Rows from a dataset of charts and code
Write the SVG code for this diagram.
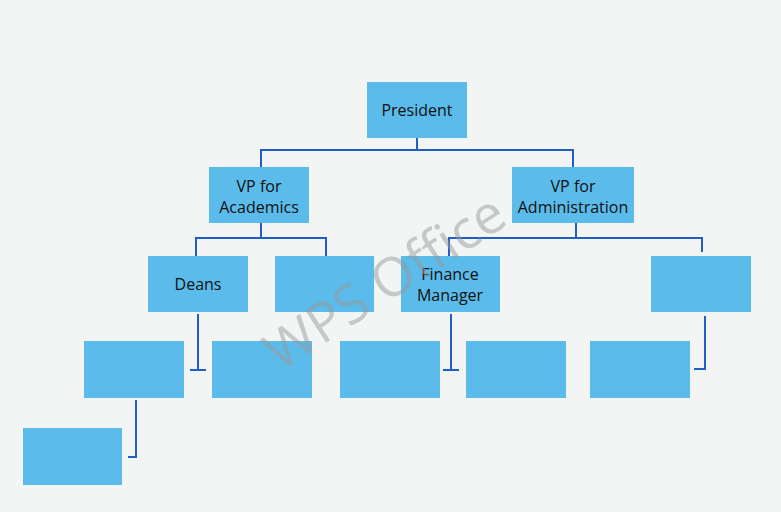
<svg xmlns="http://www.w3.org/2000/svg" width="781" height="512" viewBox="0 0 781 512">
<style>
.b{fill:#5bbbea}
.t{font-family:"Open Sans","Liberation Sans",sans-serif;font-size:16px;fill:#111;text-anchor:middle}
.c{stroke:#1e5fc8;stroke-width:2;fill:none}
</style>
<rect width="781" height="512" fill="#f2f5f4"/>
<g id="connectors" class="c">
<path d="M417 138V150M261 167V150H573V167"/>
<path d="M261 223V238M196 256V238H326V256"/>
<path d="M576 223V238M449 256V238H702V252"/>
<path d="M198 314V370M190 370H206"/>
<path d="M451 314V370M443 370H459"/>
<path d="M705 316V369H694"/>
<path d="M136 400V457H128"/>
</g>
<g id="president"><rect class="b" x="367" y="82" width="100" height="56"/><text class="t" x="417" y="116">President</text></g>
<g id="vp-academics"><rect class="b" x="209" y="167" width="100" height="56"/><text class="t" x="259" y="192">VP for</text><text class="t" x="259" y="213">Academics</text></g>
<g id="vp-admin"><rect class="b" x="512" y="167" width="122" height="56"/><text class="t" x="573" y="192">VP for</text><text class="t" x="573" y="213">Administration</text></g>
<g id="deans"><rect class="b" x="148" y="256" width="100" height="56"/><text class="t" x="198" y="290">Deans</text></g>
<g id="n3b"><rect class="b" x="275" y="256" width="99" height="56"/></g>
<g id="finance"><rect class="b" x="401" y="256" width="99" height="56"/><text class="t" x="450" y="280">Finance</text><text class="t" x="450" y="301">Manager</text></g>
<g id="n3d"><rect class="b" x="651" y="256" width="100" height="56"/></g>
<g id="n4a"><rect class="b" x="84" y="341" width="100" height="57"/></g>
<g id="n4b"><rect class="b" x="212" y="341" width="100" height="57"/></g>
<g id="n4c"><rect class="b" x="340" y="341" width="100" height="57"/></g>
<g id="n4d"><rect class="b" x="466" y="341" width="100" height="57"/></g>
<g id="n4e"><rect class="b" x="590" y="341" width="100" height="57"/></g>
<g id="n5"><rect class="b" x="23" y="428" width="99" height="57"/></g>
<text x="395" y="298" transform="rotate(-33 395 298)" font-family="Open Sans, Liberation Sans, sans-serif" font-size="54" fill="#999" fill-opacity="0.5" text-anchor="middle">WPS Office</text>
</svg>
==
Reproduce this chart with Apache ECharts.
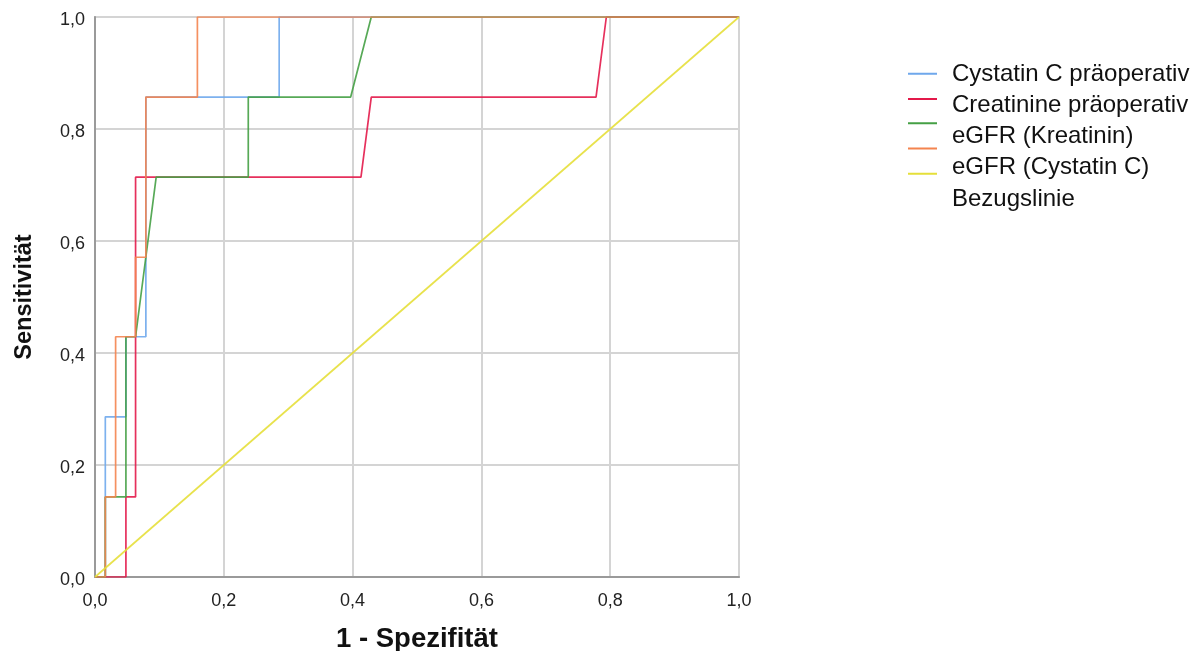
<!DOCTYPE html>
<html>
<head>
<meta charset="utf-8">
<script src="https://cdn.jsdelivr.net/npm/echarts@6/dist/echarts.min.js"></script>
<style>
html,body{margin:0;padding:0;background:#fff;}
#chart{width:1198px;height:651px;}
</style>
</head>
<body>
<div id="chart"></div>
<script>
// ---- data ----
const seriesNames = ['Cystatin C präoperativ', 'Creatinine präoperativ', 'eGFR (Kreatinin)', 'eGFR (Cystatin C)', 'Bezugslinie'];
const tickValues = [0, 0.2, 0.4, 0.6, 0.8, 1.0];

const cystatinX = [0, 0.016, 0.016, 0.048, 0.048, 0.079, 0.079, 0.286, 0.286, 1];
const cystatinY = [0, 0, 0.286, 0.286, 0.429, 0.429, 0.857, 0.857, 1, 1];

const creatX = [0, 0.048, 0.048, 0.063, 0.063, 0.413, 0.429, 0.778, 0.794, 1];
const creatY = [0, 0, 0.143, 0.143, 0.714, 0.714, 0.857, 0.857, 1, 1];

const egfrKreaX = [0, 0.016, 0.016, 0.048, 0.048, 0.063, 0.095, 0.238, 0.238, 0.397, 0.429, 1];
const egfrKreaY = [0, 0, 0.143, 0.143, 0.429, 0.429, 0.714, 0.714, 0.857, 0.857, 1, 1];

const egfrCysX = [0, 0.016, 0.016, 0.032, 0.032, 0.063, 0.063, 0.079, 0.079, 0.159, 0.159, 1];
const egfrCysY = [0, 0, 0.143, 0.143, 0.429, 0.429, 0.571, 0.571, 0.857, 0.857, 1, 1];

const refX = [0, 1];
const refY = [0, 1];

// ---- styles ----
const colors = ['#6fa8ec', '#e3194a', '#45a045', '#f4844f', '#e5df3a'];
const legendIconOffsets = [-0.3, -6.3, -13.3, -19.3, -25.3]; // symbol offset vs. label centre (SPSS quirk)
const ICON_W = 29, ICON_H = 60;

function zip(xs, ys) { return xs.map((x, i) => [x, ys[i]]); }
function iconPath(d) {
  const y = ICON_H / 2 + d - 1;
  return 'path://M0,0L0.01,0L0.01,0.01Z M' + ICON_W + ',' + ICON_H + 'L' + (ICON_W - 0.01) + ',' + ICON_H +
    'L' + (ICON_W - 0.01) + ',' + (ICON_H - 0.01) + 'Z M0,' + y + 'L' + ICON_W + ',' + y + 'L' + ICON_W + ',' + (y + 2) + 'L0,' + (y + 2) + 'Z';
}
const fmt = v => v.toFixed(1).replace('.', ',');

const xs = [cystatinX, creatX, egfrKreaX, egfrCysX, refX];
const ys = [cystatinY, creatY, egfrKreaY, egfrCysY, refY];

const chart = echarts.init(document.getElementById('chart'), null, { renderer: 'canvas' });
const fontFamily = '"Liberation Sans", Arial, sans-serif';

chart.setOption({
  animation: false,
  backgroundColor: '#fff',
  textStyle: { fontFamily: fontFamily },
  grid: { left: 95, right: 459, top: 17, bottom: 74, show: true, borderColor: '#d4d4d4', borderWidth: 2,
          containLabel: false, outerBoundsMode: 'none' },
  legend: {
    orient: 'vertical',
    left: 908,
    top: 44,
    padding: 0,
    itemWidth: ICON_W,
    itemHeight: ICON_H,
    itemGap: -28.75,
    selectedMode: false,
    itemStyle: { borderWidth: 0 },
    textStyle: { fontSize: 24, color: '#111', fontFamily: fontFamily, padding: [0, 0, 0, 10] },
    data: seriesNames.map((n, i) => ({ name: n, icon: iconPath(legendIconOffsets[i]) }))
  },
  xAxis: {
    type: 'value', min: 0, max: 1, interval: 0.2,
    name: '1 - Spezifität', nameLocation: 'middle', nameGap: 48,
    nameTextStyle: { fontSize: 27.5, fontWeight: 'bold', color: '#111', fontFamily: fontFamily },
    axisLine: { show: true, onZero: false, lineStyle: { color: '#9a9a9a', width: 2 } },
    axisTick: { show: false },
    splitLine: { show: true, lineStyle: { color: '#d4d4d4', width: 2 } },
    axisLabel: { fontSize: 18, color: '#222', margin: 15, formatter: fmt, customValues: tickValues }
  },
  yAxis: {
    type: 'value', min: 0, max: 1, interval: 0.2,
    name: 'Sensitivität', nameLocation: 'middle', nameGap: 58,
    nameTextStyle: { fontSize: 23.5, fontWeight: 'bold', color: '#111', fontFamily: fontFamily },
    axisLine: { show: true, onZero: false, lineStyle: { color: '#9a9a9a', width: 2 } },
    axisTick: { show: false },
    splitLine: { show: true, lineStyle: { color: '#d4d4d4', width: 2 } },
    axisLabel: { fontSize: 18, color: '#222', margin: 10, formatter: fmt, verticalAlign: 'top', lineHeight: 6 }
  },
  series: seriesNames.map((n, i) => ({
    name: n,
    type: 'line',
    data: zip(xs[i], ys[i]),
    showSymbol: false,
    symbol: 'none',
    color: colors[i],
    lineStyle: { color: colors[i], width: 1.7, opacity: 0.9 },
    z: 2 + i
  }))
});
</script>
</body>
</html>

Direction:
Work through the records line by line and tally those with the word "this". Report only the total.

Task answer:
2